**Provided records:**
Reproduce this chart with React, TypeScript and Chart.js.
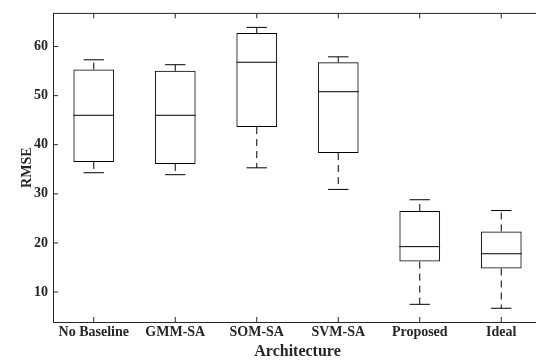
import React, { useEffect, useRef } from "react";
import { Chart, registerables } from "chart.js";

Chart.register(...registerables);

const categories = ["No Baseline", "GMM-SA", "SOM-SA", "SVM-SA", "Proposed", "Ideal"];
const whiskerLow = [34.3, 33.9, 35.3, 30.9, 7.5, 6.7];
const q1 = [36.5, 36.1, 43.6, 38.3, 16.2, 14.8];
const median = [46.0, 46.0, 56.8, 50.8, 19.25, 17.8];
const q3 = [55.3, 55.05, 62.75, 56.8, 26.5, 22.35];
const whiskerHigh = [57.3, 56.3, 63.9, 57.9, 28.8, 26.6];
const yTicks = [10, 20, 30, 40, 50, 60];
const yMin = 3.9;
const yMax = 66.75;

const AXIS = "#262626";
const FONT = "'Liberation Serif', 'Times New Roman', serif";

const boxPlugin = {
  id: "boxExtras",
  afterDatasetsDraw(chart: any) {
    const ctx = chart.ctx;
    const y = chart.scales.y;
    const meta = chart.getDatasetMeta(0);
    ctx.save();
    ctx.strokeStyle = "#000";
    ctx.lineWidth = 1;
    meta.data.forEach((bar: any, i: number) => {
      const cx = bar.x;
      const half = bar.width / 2;
      const capHalf = bar.width / 4;
      const pMed = y.getPixelForValue(median[i]);
      const pQ1 = y.getPixelForValue(q1[i]);
      const pQ3 = y.getPixelForValue(q3[i]);
      const pLo = y.getPixelForValue(whiskerLow[i]);
      const pHi = y.getPixelForValue(whiskerHigh[i]);
      ctx.setLineDash([]);
      ctx.beginPath();
      ctx.moveTo(cx - half, pMed);
      ctx.lineTo(cx + half, pMed);
      ctx.stroke();
      ctx.setLineDash([7, 5]);
      ctx.beginPath();
      ctx.moveTo(cx, pQ3);
      ctx.lineTo(cx, pHi);
      ctx.moveTo(cx, pQ1);
      ctx.lineTo(cx, pLo);
      ctx.stroke();
      ctx.setLineDash([]);
      ctx.beginPath();
      ctx.moveTo(cx - capHalf, pHi);
      ctx.lineTo(cx + capHalf, pHi);
      ctx.moveTo(cx - capHalf, pLo);
      ctx.lineTo(cx + capHalf, pLo);
      ctx.stroke();
    });
    ctx.restore();
  },
  afterDraw(chart: any) {
    const ctx = chart.ctx;
    const { left, right, top, bottom } = chart.chartArea;
    const x = chart.scales.x;
    const y = chart.scales.y;
    ctx.save();
    ctx.strokeStyle = AXIS;
    ctx.lineWidth = 1;
    ctx.beginPath();
    ctx.moveTo(left, top);
    ctx.lineTo(right, top);
    categories.forEach((_, i) => {
      const px = x.getPixelForValue(i);
      ctx.moveTo(px, bottom);
      ctx.lineTo(px, bottom - 5);
      ctx.moveTo(px, top);
      ctx.lineTo(px, top + 5);
    });
    yTicks.forEach((v) => {
      const py = y.getPixelForValue(v);
      ctx.moveTo(left, py);
      ctx.lineTo(left + 5, py);
    });
    ctx.stroke();
    ctx.restore();
  },
};

export default function App() {
  const ref = useRef<HTMLCanvasElement>(null);
  useEffect(() => {
    if (!ref.current) return;
    const chart = new Chart(ref.current, {
      type: "bar",
      data: {
        labels: categories,
        datasets: [
          {
            data: categories.map((_, i) => [q1[i], q3[i]]),
            backgroundColor: "rgba(255,255,255,0)",
            borderColor: "#000",
            borderWidth: 1,
            borderSkipped: false,
            barPercentage: 0.5,
            categoryPercentage: 1,
          } as any,
        ],
      },
      options: {
        animation: false,
        responsive: false,
        layout: { padding: { top: 12, right: 18, left: 0, bottom: 0 } },
        plugins: { legend: { display: false }, tooltip: { enabled: false } },
        scales: {
          x: {
            type: "category",
            offset: true,
            grid: { display: false, offset: false, drawTicks: false },
            border: { display: true, color: AXIS, width: 1 },
            ticks: {
              color: AXIS,
              padding: 2,
              maxRotation: 0,
              autoSkip: false,
              font: { family: FONT, size: 14, weight: "bold" },
            },
            title: {
              display: true,
              text: "Architecture",
              color: AXIS,
              padding: { top: 0, bottom: 3 },
              font: { family: FONT, size: 16, weight: "bold" },
            },
            afterFit: (s: any) => {
              s.height = 42;
            },
          },
          y: {
            min: yMin,
            max: yMax,
            grid: { display: false, drawTicks: false },
            border: { display: true, color: AXIS, width: 1 },
            afterBuildTicks: (s: any) => {
              s.ticks = yTicks.map((v) => ({ value: v }));
            },
            ticks: {
              color: AXIS,
              padding: 5,
              font: { family: FONT, size: 14, weight: "bold" },
            },
            title: {
              display: true,
              text: "RMSE",
              color: AXIS,
              padding: { top: 19, bottom: 0 },
              font: { family: FONT, size: 14, weight: "bold" },
            },
            afterFit: (s: any) => {
              s.width = 53;
            },
          },
        },
      },
      plugins: [boxPlugin],
    });
    return () => chart.destroy();
  }, []);
  return (
    <div
      style={{
        position: "fixed",
        left: 0,
        top: 0,
        width: 536,
        height: 364,
        overflow: "hidden",
        background: "#fff",
      }}
    >
      <canvas ref={ref} width={560} height={364} style={{ display: "block" }} />
    </div>
  );
}
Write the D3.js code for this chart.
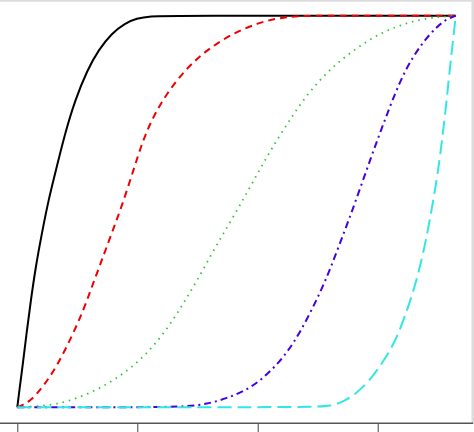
<!DOCTYPE html>
<html>
<head>
<meta charset="utf-8">
<script src="https://cdn.jsdelivr.net/npm/d3@7"></script>
<style>
  html, body { margin: 0; padding: 0; background: #fff; }
  svg { display: block; }
</style>
</head>
<body>
<svg id="chart" width="474" height="432"></svg>
<script>
// ---- data (normalized x in [0,1], y in [0,1]) ----
const tickValues = [0, 0.2737, 0.5484, 0.8221];
const tickLabels = ["", "", "", ""];

const blackX = [0, 0.006, 0.012, 0.021, 0.031, 0.042, 0.056, 0.071, 0.090, 0.109, 0.132, 0.160, 0.185, 0.215, 0.246, 0.272, 0.303, 0.35, 1];
const blackY = [0, 0.055, 0.104, 0.189, 0.274, 0.359, 0.444, 0.529, 0.614, 0.700, 0.785, 0.862, 0.912, 0.955, 0.981, 0.993, 0.999, 1, 1];

const redX = [0, 0.029, 0.059, 0.090, 0.124, 0.151, 0.173, 0.193, 0.215, 0.238, 0.265, 0.287, 0.310, 0.341, 0.386, 0.432, 0.485, 0.554, 0.622, 0.683, 1];
const redY = [0, 0.014, 0.053, 0.104, 0.180, 0.248, 0.317, 0.376, 0.444, 0.512, 0.606, 0.683, 0.742, 0.802, 0.866, 0.912, 0.951, 0.985, 0.999, 1, 1];

const greenX = [0, 0.075, 0.128, 0.181, 0.227, 0.272, 0.310, 0.348, 0.379, 0.409, 0.440, 0.470, 0.500, 0.531, 0.561, 0.592, 0.622, 0.652, 0.690, 0.728, 0.774, 0.820, 0.873, 0.926, 1];
const greenY = [0, 0.004, 0.019, 0.044, 0.074, 0.112, 0.155, 0.210, 0.266, 0.321, 0.385, 0.444, 0.500, 0.563, 0.623, 0.683, 0.734, 0.785, 0.836, 0.878, 0.917, 0.951, 0.976, 0.993, 1];

const blueX = [0, 0.303, 0.386, 0.432, 0.478, 0.523, 0.561, 0.599, 0.630, 0.660, 0.690, 0.713, 0.736, 0.759, 0.782, 0.805, 0.827, 0.850, 0.873, 0.896, 0.926, 0.957, 0.979, 1];
const blueY = [0, 0, 0.002, 0.008, 0.023, 0.044, 0.074, 0.117, 0.163, 0.223, 0.291, 0.351, 0.419, 0.487, 0.559, 0.632, 0.700, 0.768, 0.832, 0.883, 0.934, 0.972, 0.991, 1];

const cyanX = [0, 0.683, 0.713, 0.744, 0.774, 0.805, 0.835, 0.862, 0.884, 0.907, 0.926, 0.941, 0.957, 0.968, 0.978, 0.987, 0.995, 1];
const cyanY = [0, 0, 0.003, 0.014, 0.036, 0.070, 0.117, 0.168, 0.231, 0.308, 0.393, 0.478, 0.580, 0.674, 0.768, 0.870, 0.946, 1];

const seriesNames = ["black", "red", "green", "blue", "cyan"];

// ---- chart ----
const svg = d3.select("#chart");
const W = 474, H = 432;

const x = d3.scaleLinear().domain([0, 1]).range([17.3, 455.7]);
const y = d3.scaleLinear().domain([0, 1]).range([407.3, 15.7]);

// light gray frame remnants (top and right)
svg.append("rect").attr("x", 0).attr("y", 0).attr("width", W).attr("height", 1.7).attr("fill", "#dcdcdc");
svg.append("rect").attr("x", 471.5).attr("y", 0).attr("width", 2.5).attr("height", 424).attr("fill", "#dcdcdc");

// bottom axis
const axis = d3.axisBottom(x)
  .tickValues(tickValues)
  .tickFormat((d, i) => tickLabels[i])
  .tickSizeInner(10)
  .tickSizeOuter(0);

const gAxis = svg.append("g").attr("transform", "translate(0,423.3)").call(axis);
gAxis.select(".domain").remove();
gAxis.selectAll(".tick line").attr("stroke", "#444").attr("stroke-width", 1);
svg.append("line")
  .attr("x1", 0).attr("x2", 473).attr("y1", 423.3).attr("y2", 423.3)
  .attr("stroke", "#555").attr("stroke-width", 1.5);

const line = d3.line().x(d => x(d[0])).y(d => y(d[1])).curve(d3.curveBasis);
const zip = (xs, ys) => xs.map((v, i) => [v, ys[i]]);

const series = [
  { name: "black", pts: zip(blackX, blackY), color: "#000000", dash: null, width: 2 },
  { name: "red", pts: zip(redX, redY), color: "#ee0000", dash: "7,5", width: 2 },
  { name: "green", pts: zip(greenX, greenY), color: "#2ec42e", dash: "1.5,5", width: 1.8 },
  { name: "blue", pts: zip(blueX, blueY), color: "#4400dd", dash: "7,4,2,4", width: 2 },
  { name: "cyan", pts: zip(cyanX, cyanY), color: "#33e6e6", dash: "14,6", width: 2 }
];

series.forEach(s => {
  const p = svg.append("path")
    .datum(s.pts)
    .attr("fill", "none")
    .attr("stroke", s.color)
    .attr("stroke-width", s.width)
    .attr("d", line);
  if (s.dash) p.attr("stroke-dasharray", s.dash);
});
</script>
</body>
</html>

**Your task:** Write out again, exactly, the lines from the start of the listing up to the line containing "Chart.register(...registerables);", with both ends and without pictures.

**Result of this task:**
Reproduce this chart with React, TypeScript and Chart.js.
import React, { useEffect, useRef } from "react";
import { Chart, registerables } from "chart.js";

Chart.register(...registerables);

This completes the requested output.